You think a bank needs a branch or an app? Think again, because UK-based Secco will offer none of these, and not even an interface actually. Instead, Secco will operate as an underlying service hidden in all the apps we use everyday.
This new challenger bank wants to “re-invent banking” by using a distributed database – similarly to the bitcoin blockchain -, to spread data around everyone’s phone, allowing it to “live on all of the devices of the customers that make up the bank.”
“This creates a hyper resilient back-end, removing central points of failure,” according to the company.
Secco and each user will each hold a cryptographic key. Both of these keys will be needed to confirm and process a transaction.

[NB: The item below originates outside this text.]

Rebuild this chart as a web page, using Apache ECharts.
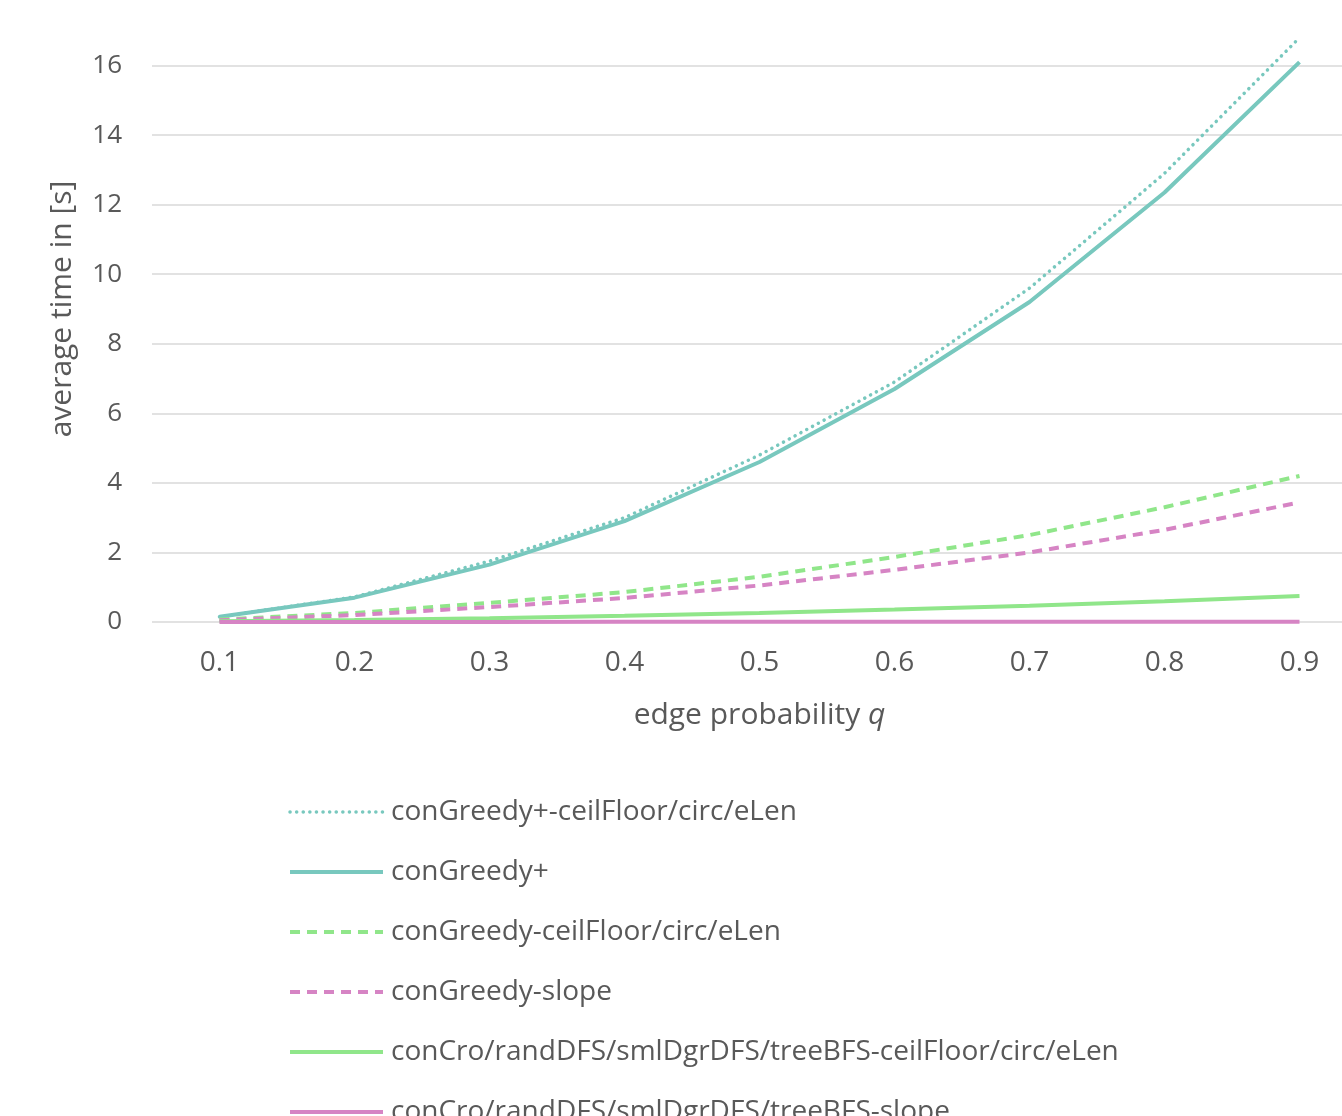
<!DOCTYPE html>
<html>
<head>
<meta charset="utf-8">
<script src="https://cdn.jsdelivr.net/npm/echarts@6/dist/echarts.min.js"></script>
<style>
html,body{margin:0;padding:0;background:#fff;overflow:hidden;width:1342px;height:1116px;}
#main{position:absolute;left:0;top:-4px;width:1367px;height:1300px;}
</style>
</head>
<body>
<div id="main"></div>
<script>
const categories = ['0.1','0.2','0.3','0.4','0.5','0.6','0.7','0.8','0.9'];
const seriesNames = [
  'conGreedy+-ceilFloor/circ/eLen',
  'conGreedy+',
  'conGreedy-ceilFloor/circ/eLen',
  'conGreedy-slope',
  'conCro/randDFS/smlDgrDFS/treeBFS-ceilFloor/circ/eLen',
  'conCro/randDFS/smlDgrDFS/treeBFS-slope'
];
const conGreedyPlusCeil = [0.15, 0.72, 1.75, 3.0, 4.8, 6.9, 9.6, 12.9, 16.8];
const conGreedyPlus     = [0.15, 0.7, 1.65, 2.9, 4.6, 6.7, 9.2, 12.35, 16.1];
const conGreedyCeil     = [0.07, 0.26, 0.55, 0.86, 1.3, 1.87, 2.5, 3.3, 4.2];
const conGreedySlope    = [0.05, 0.2, 0.43, 0.69, 1.05, 1.5, 2.0, 2.65, 3.44];
const conCroCeil        = [0.02, 0.06, 0.11, 0.18, 0.26, 0.36, 0.47, 0.6, 0.75];
const conCroSlope       = [0.0, 0.0, 0.0, 0.01, 0.01, 0.01, 0.01, 0.01, 0.01];

const TEAL = '#78C8BE', GREEN = '#90E68A', PINK = '#D684C4', TXT = '#595959';
const FONT = 'Open Sans';

const styles = [
  { color: TEAL,  type: [0.1, 6.5], width: 3.5, cap: 'round' },
  { color: TEAL,  type: 'solid',    width: 4,   cap: 'butt' },
  { color: GREEN, type: [10, 7],    width: 4,   cap: 'butt' },
  { color: PINK,  type: [10, 7],    width: 4,   cap: 'butt' },
  { color: GREEN, type: 'solid',    width: 4,   cap: 'butt' },
  { color: PINK,  type: 'solid',    width: 4,   cap: 'butt' }
];
const datasets = [conGreedyPlusCeil, conGreedyPlus, conGreedyCeil, conGreedySlope, conCroCeil, conCroSlope];

const series = datasets.map(function (d, i) {
  const s = styles[i];
  return {
    name: seriesNames[i], type: 'line', data: d, symbol: 'none', showSymbol: false,
    lineStyle: { color: s.color, width: s.width, type: s.type, cap: s.cap },
    itemStyle: { color: s.color }
  };
});

const legendData = seriesNames.map(function (n, i) {
  const s = styles[i];
  return {
    name: n,
    itemStyle: { opacity: 0 },
    lineStyle: { color: s.color, width: s.width, type: s.type, cap: s.cap }
  };
});

const chart = echarts.init(document.getElementById('main'));
chart.setOption({
  animation: false,
  textStyle: { fontFamily: FONT, color: TXT },
  grid: { left: 152, top: 0, right: 0, height: 626, containLabel: false },
  xAxis: {
    type: 'category', data: categories, boundaryGap: true,
    axisLine: { show: false }, axisTick: { show: false },
    axisLabel: { color: TXT, fontSize: 28, margin: 27, fontFamily: FONT },
    name: 'edge probability {i|q}', nameLocation: 'middle', nameGap: 78,
    nameTextStyle: { color: TXT, fontSize: 30, fontFamily: FONT,
      rich: { i: { fontStyle: 'italic', fontSize: 30, color: TXT, fontFamily: FONT } } }
  },
  yAxis: {
    type: 'value', min: 0, max: 18, interval: 2,
    axisLine: { show: false }, axisTick: { show: false },
    splitLine: { lineStyle: { color: '#D9D9D9', width: 1.5 } },
    axisLabel: { color: TXT, fontSize: 26, margin: 30, fontFamily: FONT, showMaxLabel: false },
    name: 'average time in [s]', nameLocation: 'middle', nameGap: 75,
    nameTextStyle: { color: TXT, fontSize: 30, fontFamily: FONT }
  },
  legend: {
    orient: 'vertical', left: 283, top: 797,
    itemWidth: 93, itemHeight: 28, itemGap: 32,
    itemStyle: { opacity: 0 },
    textStyle: { color: TXT, fontSize: 28, fontFamily: FONT, padding: [0, 0, 0, 3] },
    data: legendData
  },
  series: series
});
</script>
</body>
</html>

“At the core of Secco is a private distributed database of customer data, including money balances. Customers maintain control of the data. It’s theirs.”
This distributed database is dubbed a “blocktree”, an awaiting patent that is said to be solving many of the bitcoin’s blockchain problems.

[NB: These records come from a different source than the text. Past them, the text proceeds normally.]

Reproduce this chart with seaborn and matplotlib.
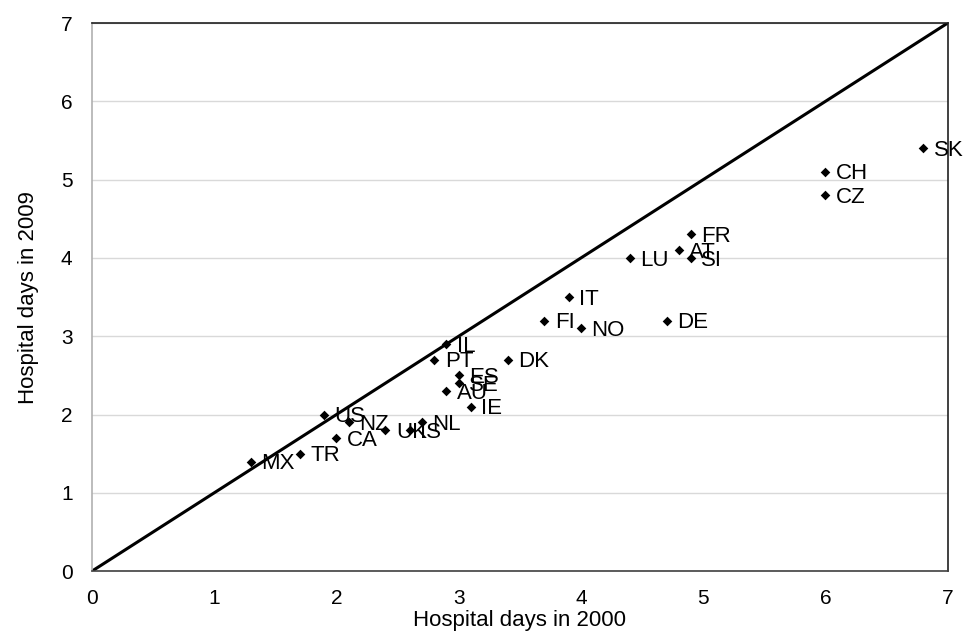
import matplotlib
matplotlib.use('Agg')
import matplotlib.pyplot as plt
import seaborn as sns
import pandas as pd

# Datos
paises = ['MX', 'TR', 'US', 'NZ', 'CA', 'UK', 'IS', 'NL', 'IL', 'PT', 'ES', 'SE',
          'AU', 'IE', 'DK', 'FI', 'IT', 'NO', 'LU', 'DE', 'AT', 'FR', 'SI', 'CH',
          'CZ', 'SK']
dias_2000 = [1.3, 1.7, 1.9, 2.1, 2.0, 2.4, 2.6, 2.7, 2.9, 2.8, 3.0, 3.0,
             2.9, 3.1, 3.4, 3.7, 3.9, 4.0, 4.4, 4.7, 4.8, 4.9, 4.9, 6.0,
             6.0, 6.8]
dias_2009 = [1.4, 1.5, 2.0, 1.9, 1.7, 1.8, 1.8, 1.9, 2.9, 2.7, 2.5, 2.4,
             2.3, 2.1, 2.7, 3.2, 3.5, 3.1, 4.0, 3.2, 4.1, 4.3, 4.0, 5.1,
             4.8, 5.4]
ticks = [0, 1, 2, 3, 4, 5, 6, 7]

df = pd.DataFrame({'pais': paises, 'x2000': dias_2000, 'y2009': dias_2009})

sns.set_style('white')
plt.rcParams['font.family'] = ['Liberation Sans', 'DejaVu Sans']

fig, ax = plt.subplots(figsize=(9.68, 6.41), dpi=100)
fig.subplots_adjust(left=0.095, right=0.979, top=0.964, bottom=0.109)

# Linea de 45 grados
ax.plot([ticks[0], ticks[-1]], [ticks[0], ticks[-1]], color='black', lw=2.2, zorder=2)

sns.scatterplot(data=df, x='x2000', y='y2009', marker='D', s=24, color='black',
                edgecolor='black', linewidth=0, ax=ax, zorder=3)

for _, fila in df.iterrows():
    ax.annotate(fila['pais'], (fila['x2000'], fila['y2009']), xytext=(7.5, -1.5),
                textcoords='offset points', ha='left', va='center', fontsize=16,
                color='black')

ax.set_xlim(ticks[0], ticks[-1])
ax.set_ylim(ticks[0], ticks[-1])
ax.set_xticks(ticks)
ax.set_yticks(ticks)
ax.yaxis.grid(True, color='#d9d9d9', lw=1)
ax.xaxis.grid(False)
ax.set_axisbelow(True)
ax.tick_params(axis='both', labelsize=15, length=0, colors='black')
ax.tick_params(axis='y', pad=14)
ax.tick_params(axis='x', pad=13)

ax.spines['left'].set_color('#b0b0b0')
ax.spines['bottom'].set_color('#404040')
ax.spines['top'].set_color('#202020')
ax.spines['right'].set_color('#202020')
for sp in ax.spines.values():
    sp.set_linewidth(1.2)

ax.set_xlabel('Hospital days in 2000', fontsize=16, labelpad=1, color='black')
ax.set_ylabel('Hospital days in 2009', fontsize=16, labelpad=16, color='black')

plt.savefig('out.png', dpi=100)
plt.close()
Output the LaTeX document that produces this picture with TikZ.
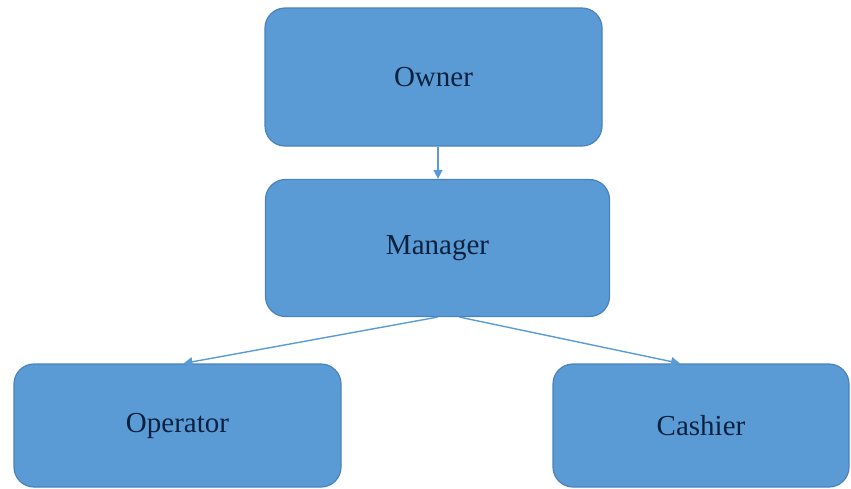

“The blockchain is a linear structure, it’s very rigid,” Chris Gledhill, CEO and co-founder at Secco Bank told CoinDesk. “A blocktree gives you the ability to branch off these separate, mini blockchains to do offline transactions which can be merged at a later date.”

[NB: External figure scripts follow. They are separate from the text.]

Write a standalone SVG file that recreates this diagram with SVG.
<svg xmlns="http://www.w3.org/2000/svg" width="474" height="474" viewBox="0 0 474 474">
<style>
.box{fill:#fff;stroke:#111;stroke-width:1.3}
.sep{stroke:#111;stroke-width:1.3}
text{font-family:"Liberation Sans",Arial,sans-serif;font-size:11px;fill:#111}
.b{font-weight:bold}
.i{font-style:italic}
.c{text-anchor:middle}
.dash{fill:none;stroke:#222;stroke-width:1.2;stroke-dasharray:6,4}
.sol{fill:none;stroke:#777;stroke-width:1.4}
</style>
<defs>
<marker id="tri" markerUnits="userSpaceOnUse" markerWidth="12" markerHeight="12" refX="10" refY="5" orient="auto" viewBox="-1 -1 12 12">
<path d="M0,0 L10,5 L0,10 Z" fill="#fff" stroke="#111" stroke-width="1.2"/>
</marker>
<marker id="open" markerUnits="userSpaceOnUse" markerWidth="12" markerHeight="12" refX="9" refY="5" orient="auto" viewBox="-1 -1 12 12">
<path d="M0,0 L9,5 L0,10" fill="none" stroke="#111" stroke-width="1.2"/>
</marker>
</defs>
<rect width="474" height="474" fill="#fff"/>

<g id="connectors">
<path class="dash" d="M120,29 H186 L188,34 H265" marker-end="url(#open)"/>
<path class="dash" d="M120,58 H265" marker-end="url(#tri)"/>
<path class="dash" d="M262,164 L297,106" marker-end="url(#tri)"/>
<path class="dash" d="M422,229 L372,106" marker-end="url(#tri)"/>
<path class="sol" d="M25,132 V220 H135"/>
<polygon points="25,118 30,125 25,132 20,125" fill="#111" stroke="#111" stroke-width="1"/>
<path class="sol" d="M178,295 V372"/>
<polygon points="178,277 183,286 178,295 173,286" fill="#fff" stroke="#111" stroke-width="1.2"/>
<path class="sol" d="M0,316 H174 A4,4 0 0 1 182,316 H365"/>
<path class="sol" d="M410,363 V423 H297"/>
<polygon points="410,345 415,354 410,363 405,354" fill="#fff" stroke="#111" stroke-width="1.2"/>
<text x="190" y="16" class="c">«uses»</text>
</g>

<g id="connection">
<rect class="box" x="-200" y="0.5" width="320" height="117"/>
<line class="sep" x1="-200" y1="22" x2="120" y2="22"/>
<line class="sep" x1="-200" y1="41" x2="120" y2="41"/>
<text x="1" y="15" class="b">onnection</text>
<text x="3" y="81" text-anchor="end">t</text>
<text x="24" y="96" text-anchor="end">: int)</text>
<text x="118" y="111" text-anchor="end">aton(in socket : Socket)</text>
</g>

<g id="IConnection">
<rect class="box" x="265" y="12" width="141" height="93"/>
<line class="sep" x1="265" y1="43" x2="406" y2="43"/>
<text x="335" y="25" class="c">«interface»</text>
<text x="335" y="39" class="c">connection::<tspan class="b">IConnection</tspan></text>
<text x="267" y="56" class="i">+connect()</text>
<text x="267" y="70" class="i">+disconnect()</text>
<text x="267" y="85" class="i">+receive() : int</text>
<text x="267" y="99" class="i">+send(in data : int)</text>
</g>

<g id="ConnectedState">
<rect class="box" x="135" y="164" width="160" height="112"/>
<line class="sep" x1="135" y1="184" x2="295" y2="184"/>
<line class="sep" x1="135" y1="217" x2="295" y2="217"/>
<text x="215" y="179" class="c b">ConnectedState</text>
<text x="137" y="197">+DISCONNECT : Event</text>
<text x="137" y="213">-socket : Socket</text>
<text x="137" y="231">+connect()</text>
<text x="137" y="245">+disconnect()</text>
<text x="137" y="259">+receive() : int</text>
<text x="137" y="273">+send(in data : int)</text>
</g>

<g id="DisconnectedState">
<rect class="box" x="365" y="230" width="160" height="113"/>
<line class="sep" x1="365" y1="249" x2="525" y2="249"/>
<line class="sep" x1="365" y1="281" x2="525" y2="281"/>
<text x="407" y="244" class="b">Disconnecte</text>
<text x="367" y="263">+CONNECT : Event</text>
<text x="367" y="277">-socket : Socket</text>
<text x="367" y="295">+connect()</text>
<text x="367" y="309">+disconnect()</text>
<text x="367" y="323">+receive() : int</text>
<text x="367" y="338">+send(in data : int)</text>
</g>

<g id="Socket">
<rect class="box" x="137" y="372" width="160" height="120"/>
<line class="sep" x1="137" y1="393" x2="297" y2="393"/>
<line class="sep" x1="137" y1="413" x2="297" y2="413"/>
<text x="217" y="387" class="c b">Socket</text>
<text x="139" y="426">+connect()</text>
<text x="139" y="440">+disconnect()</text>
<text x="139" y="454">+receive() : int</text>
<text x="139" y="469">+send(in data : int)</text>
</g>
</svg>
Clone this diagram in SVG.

Prior to founding Secco, Gledhill worked as an innovation technologist in the Digital Innovation & Payments team at one of the UK’s largest banks, Lloyds Bank.
Among its notable features, Secco will allow users to become “data broker” by allowing them to treat data like money, providing the means to save, spend, lend and invest it.
“At the core of Secco is a store of value, the difference being in a digital economy your data can be just as valuable as your money,” Gledhill wrote in a post entitled ‘Banking Reinvented.’
“With data comes identity. With Identity comes reputation and what is more valuable than one’s own reputation — and where will you store/manage it? I believe this should be the role of a bank.”
According to Gledhill, users will be able to deposit money and data, implying that one’s value will be measured not only in monetary terms but also based on elements such as knowledge, experience, education, connections, and so on.
“The technology exists today to give us individual ownership and control of our money and data and that is what Secco will provide,” Gledhill said. “Right now banking is very much an accountancy activity involving transactions – moving money between piles, updating ledgers, tracking returns/losses.”
Next year, Secco will release Aura, a location-based app that will give users the ability to trade data with others in a range of 60 meters. This will allow for instance, an individual to receive a business voucher in exchange of a tweet or another form of non-financial transactions.
Announced in September, Secco is an early-stage, pre-licensed challenger bank based in London that seeks to be regulated as a UK bank. The company is currently running a seed investment round.